Es ist eine junge Flagge, die auf die Unabhängigkeit im Jahr 1975 zurückgeht und auf dem Banner der FRELIMO basiert. Und es ist die erste Nationalflagge der Welt, die keine mittelalterlichen Schwerter, Bogen, Speere oder Dolche, sondern eine moderne Waffe zeigt.
Jeder Bestandteil der Fahne hat eine ganz bestimmte Bedeutung. Der gelbe Stern symbolisiert die internationale Solidarität der Mosambikaner, oder zumindest die Hoffnung darauf, und vielleicht auch den Glauben an einen mehr oder weniger wissenschaftlichen Sozialismus. Das Buch steht für Bildung, von der man sich Befreiung erhofft – ein sehr ehrgeiziges Ziel für ein Land, in dem in zwanzig Jahren Krieg mindestens zweitausend Schulen zerstört wurden. Die Hacke meint die Bauern und die ländliche, maoistisch-revolutionäre Klasse, die als einzige in einem rückständigen Land existiert, das vom portugiesischen Kolonialismus rücksichtslos ausgeplündert wurde. Das Sturmgewehr schließlich, mit dem die Partisanen der FRELIMO für die Unabhängigkeit kämpften, symbolisiert die Entschlossenheit des Volkes, seine Freiheit zu verteidigen, die es nach der unblutigen Nelkenrevolution erlangt hatte, die zur Beseitigung der Diktatur in Portugal führte.
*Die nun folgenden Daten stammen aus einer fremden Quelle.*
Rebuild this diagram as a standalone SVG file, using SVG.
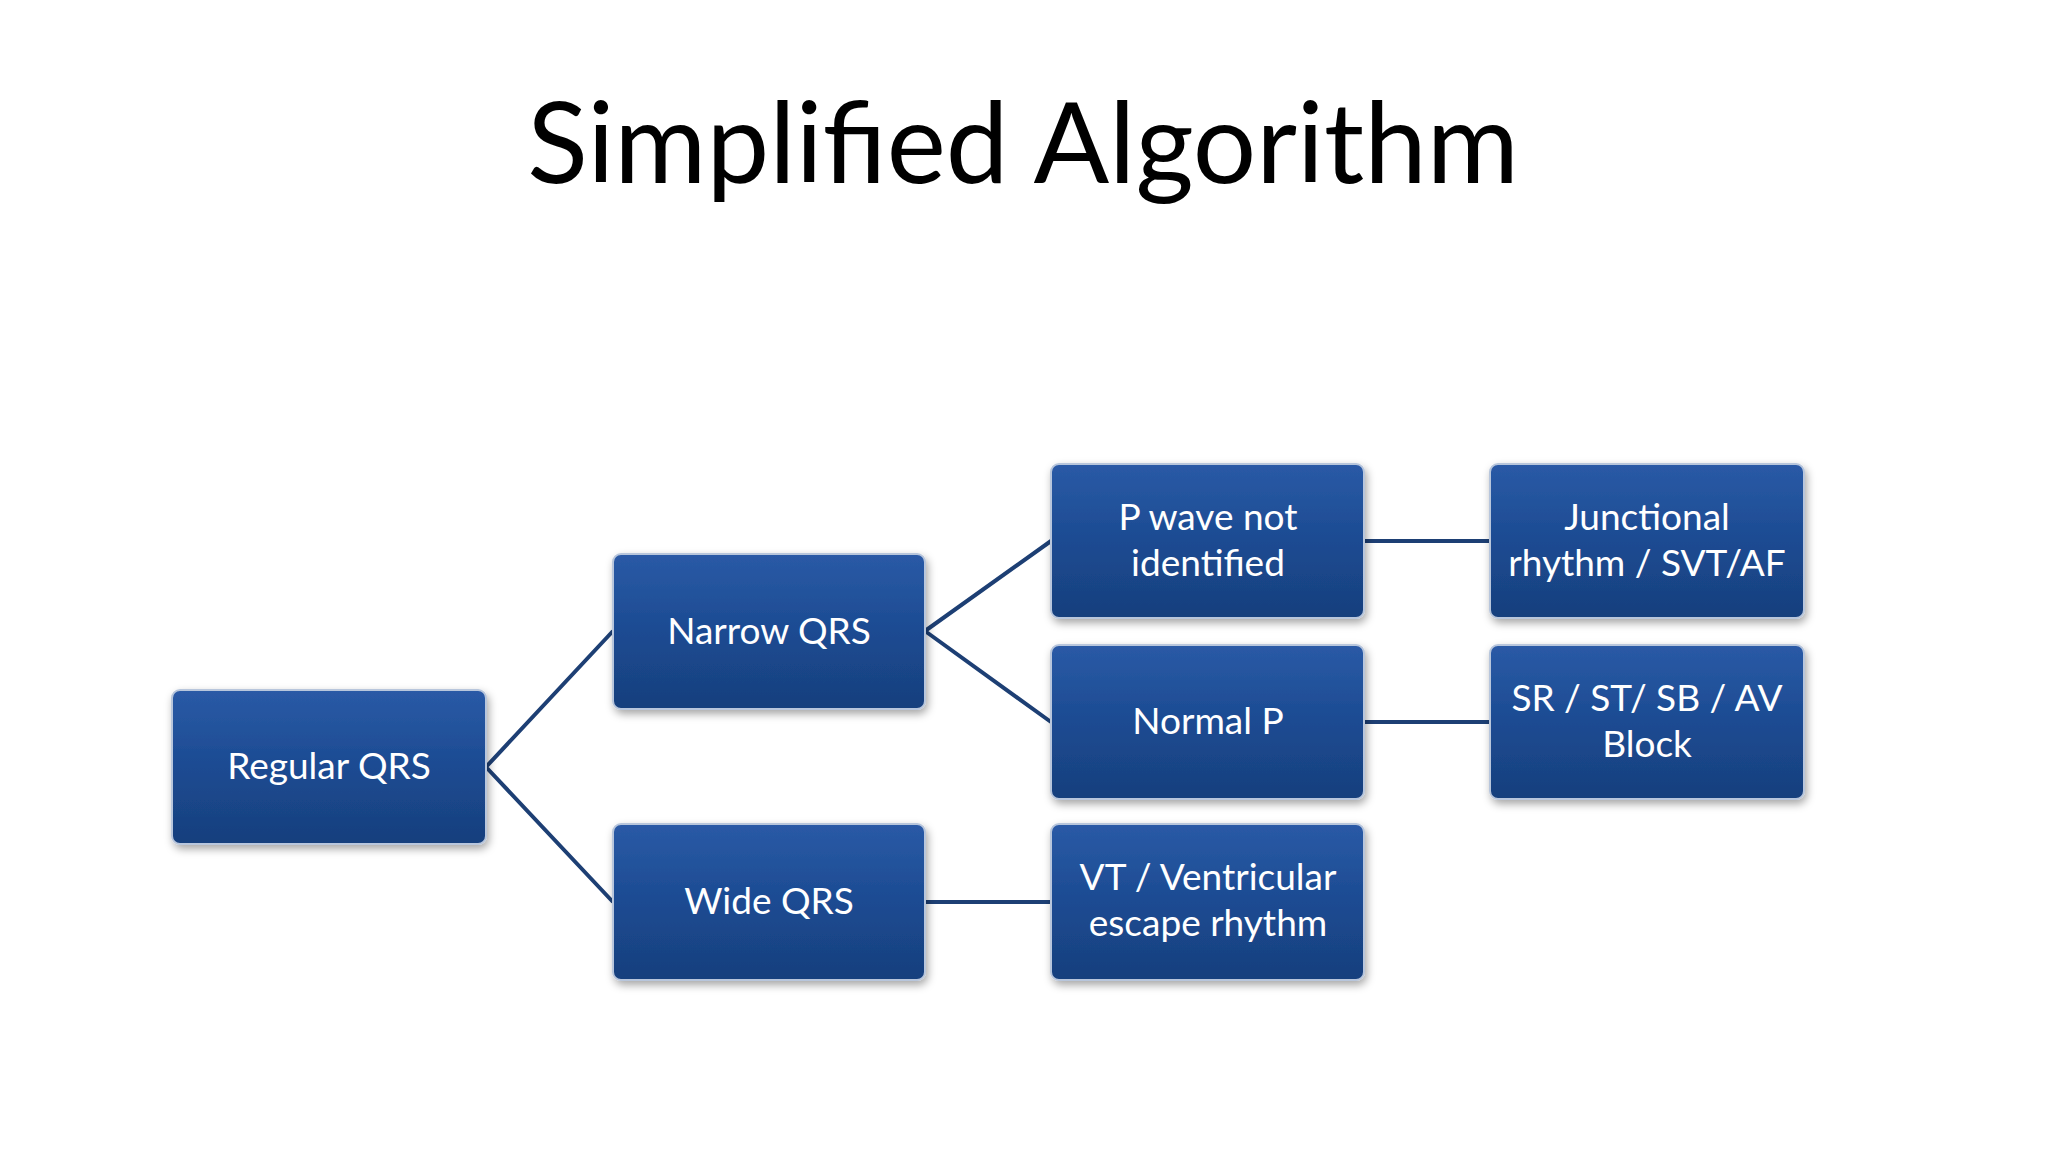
<svg xmlns="http://www.w3.org/2000/svg" width="2048" height="1152" viewBox="0 0 2048 1152">
<defs>
<linearGradient id="g" x1="0" y1="0" x2="0" y2="1">
<stop offset="0" stop-color="#2a5aa6"/><stop offset="0.5" stop-color="#1c4b92"/><stop offset="1" stop-color="#173f7d"/>
</linearGradient>
<filter id="sh" x="-10%" y="-10%" width="125%" height="130%"><feDropShadow dx="2" dy="4" stdDeviation="4" flood-color="#000" flood-opacity="0.35"/></filter>
</defs>
<style>
.b{fill:url(#g);stroke:#b8c6dc;stroke-width:2;filter:url(#sh)}
.t{font-family:Lato,"Open Sans",sans-serif;font-size:37px;fill:#fff;text-anchor:middle}
.c{stroke:#1d3f74;stroke-width:4;fill:none}
</style>
<rect width="2048" height="1152" fill="#fff"/>
<text x="1023" y="183" font-family="Lato,'Open Sans',sans-serif" font-size="112" text-anchor="middle" fill="#000">Simplified Algorithm</text>
<g id="connectors">
<path class="c" d="M486 767 L613 631 M486 767 L613 902 M925 631 L1051 541 M925 631 L1051 722 M1364 541 L1490 541 M1364 722 L1490 722 M925 902 L1051 902"/>
</g>
<g id="regular"><rect class="b" x="172" y="690" width="314" height="154" rx="8"/><text class="t" x="329" y="779">Regular QRS</text></g>
<g id="narrow"><rect class="b" x="613" y="554" width="312" height="155" rx="8"/><text class="t" x="769" y="644">Narrow QRS</text></g>
<g id="wide"><rect class="b" x="613" y="824" width="312" height="156" rx="8"/><text class="t" x="769" y="914">Wide QRS</text></g>
<g id="pwave"><rect class="b" x="1051" y="464" width="313" height="154" rx="8"/><text class="t" x="1208" y="530">P wave not</text><text class="t" x="1208" y="576">identified</text></g>
<g id="normalp"><rect class="b" x="1051" y="645" width="313" height="154" rx="8"/><text class="t" x="1208" y="734">Normal P</text></g>
<g id="vt"><rect class="b" x="1051" y="824" width="313" height="156" rx="8"/><text class="t" x="1208" y="890">VT / Ventricular</text><text class="t" x="1208" y="936">escape rhythm</text></g>
<g id="junctional"><rect class="b" x="1490" y="464" width="314" height="154" rx="8"/><text class="t" x="1647" y="530">Junctional</text><text class="t" x="1647" y="576">rhythm / SVT/AF</text></g>
<g id="sr"><rect class="b" x="1490" y="645" width="314" height="154" rx="8"/><text class="t" x="1647" y="711">SR / ST/ SB / AV</text><text class="t" x="1647" y="757">Block</text></g>
</svg>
Ich betrachte die gehisste Flagge und vergleiche ihre Verheißungen mit den Geheimnissen und Geschichten, die ich in den klimatisierten Räumen des Polana zu hören bekomme. Natürlich stammen sie alle von einer garantiert zuverlässigen Quelle und werden mir wie ein exklusives Geschenk zugeflüstert: »In Memba, einer Stadt im Norden, mussten die Bewohner noch letzte Woche Ratten essen, um nicht zu verhungern.«
Jemand anderes dagegen versichert mir: »Die Ernährungssituation ist absolut unter Kontrolle, denn es hat dieses Jahr reichlich geregnet, und die Einführung des freien Marktes hat wahre Wunder bewirkt. Sicher, es gibt ein kleines Transportmittelproblem, aber langsam wird alles besser. Zumal an der Küste nun endlich auch die internationalen Hilfen ankommen …«
Doch es ist nur zu offensichtlich, dass die »Gerüchte«, die Optimismus verbreiten sollen, von Sicherheitsbeamten gestreut werden, die im Polana nach Spionen oder Verrätern Ausschau halten und nebenbei die Notizbücher leichtgläubiger Journalisten füllen.
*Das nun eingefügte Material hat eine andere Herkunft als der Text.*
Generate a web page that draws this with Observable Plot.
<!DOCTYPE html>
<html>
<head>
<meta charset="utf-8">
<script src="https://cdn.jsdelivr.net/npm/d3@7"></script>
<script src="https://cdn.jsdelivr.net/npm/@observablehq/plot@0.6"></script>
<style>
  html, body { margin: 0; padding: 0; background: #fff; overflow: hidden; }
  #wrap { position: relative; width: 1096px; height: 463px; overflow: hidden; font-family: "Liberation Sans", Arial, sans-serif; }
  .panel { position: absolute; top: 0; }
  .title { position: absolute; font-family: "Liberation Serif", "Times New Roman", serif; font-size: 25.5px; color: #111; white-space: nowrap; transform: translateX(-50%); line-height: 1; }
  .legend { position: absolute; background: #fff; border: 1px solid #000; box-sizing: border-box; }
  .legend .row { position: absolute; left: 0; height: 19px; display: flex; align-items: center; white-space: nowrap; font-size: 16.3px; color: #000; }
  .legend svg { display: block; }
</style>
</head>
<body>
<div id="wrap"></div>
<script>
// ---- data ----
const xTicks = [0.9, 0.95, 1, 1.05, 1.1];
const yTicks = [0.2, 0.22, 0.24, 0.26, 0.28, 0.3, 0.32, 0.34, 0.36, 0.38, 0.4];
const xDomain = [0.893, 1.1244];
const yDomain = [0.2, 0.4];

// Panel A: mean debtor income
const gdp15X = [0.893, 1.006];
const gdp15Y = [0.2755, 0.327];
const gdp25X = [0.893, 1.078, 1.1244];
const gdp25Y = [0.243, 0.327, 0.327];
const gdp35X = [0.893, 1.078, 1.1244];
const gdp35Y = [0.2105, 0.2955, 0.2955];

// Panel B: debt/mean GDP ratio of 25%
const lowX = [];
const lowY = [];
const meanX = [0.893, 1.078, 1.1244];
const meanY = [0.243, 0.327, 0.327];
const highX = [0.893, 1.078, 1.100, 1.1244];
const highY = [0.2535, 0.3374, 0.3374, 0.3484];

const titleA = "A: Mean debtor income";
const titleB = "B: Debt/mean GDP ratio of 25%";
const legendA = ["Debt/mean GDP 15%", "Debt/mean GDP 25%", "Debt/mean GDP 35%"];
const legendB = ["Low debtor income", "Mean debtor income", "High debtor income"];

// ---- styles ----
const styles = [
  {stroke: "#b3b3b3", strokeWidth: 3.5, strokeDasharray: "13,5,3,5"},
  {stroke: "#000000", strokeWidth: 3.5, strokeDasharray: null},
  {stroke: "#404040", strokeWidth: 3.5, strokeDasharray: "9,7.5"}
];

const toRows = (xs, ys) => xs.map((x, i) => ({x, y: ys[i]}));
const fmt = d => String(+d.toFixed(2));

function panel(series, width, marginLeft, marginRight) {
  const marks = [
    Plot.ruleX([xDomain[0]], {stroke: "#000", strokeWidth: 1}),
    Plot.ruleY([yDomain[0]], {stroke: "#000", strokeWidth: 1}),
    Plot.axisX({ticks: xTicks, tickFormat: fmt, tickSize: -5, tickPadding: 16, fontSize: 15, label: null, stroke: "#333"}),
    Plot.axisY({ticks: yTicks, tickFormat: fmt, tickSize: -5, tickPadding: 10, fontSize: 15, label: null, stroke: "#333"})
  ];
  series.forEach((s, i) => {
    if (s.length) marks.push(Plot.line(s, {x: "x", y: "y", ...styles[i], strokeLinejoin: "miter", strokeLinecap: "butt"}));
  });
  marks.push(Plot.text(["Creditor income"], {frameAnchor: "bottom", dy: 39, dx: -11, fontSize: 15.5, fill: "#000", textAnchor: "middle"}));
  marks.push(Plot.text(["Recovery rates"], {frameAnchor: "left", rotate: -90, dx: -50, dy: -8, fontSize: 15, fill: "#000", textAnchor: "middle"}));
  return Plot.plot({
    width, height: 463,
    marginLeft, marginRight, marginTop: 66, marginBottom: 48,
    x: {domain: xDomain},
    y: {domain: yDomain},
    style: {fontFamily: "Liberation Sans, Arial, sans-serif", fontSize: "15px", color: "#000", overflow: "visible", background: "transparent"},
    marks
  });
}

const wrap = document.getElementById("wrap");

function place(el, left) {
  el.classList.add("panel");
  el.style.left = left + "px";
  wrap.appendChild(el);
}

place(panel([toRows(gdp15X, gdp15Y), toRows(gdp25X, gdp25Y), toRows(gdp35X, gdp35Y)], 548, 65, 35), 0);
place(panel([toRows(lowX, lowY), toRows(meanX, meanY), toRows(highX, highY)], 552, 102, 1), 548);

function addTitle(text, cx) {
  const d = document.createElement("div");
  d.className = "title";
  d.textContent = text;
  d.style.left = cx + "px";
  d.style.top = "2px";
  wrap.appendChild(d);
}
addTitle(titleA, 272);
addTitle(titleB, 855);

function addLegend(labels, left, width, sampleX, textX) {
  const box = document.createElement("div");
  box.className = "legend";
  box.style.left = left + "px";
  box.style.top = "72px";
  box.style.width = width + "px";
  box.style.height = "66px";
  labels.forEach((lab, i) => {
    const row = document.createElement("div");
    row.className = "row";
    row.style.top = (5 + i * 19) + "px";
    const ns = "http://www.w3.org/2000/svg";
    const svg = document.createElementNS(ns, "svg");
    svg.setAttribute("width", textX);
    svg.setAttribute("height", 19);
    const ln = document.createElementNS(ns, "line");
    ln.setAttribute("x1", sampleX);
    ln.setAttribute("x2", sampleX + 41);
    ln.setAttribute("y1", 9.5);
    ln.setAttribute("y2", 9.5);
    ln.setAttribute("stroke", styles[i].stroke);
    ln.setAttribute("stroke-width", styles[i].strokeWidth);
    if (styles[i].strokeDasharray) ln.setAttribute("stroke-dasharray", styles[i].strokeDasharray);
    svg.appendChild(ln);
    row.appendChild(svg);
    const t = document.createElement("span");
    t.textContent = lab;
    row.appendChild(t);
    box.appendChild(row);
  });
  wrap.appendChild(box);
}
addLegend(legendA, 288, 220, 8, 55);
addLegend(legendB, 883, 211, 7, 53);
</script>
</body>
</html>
»Aber sicher, die Hungersnot, die in einigen Provinzen während der furchtbaren Dürre von 1983/84 herrschte, ist vorbei. Dieser Schrecken liegt hinter uns … Inzwischen gibt es Fortschritte. Glauben Sie mir, die Armut ist besser verteilt …«
Besser verteilt … Die Worte dieses deutschen UN-Beamten, der auf einer Couch liegend genüsslich an seinem Portwein nippt, verblüffen mich schon ein wenig. Er wirkt müde und angewidert.
Ich denke an die Kalaschnikow auf der Flagge, die für den Mut und die Zähigkeit des Volkes steht. Das Volk … das Volk. Sie glauben, mit diesem Wort sei alles gesagt. Ja, das heldenhafte Volk.
Und die fünftausend Toten in Memba, wo die Hungersnot wütete? Oder waren es siebentausend, wie die humanitären Hilfsorganisationen sagen? Oder sogar zehntausend, wie die Informanten im Polana behaupten, die es eigentlich wissen müssten? Und in diesem Fall wissen sie es leider wirklich. Auch diese Toten gehörten dem Volk an, oder etwa nicht? Aber wie findet man die genaue Opferzahl heraus?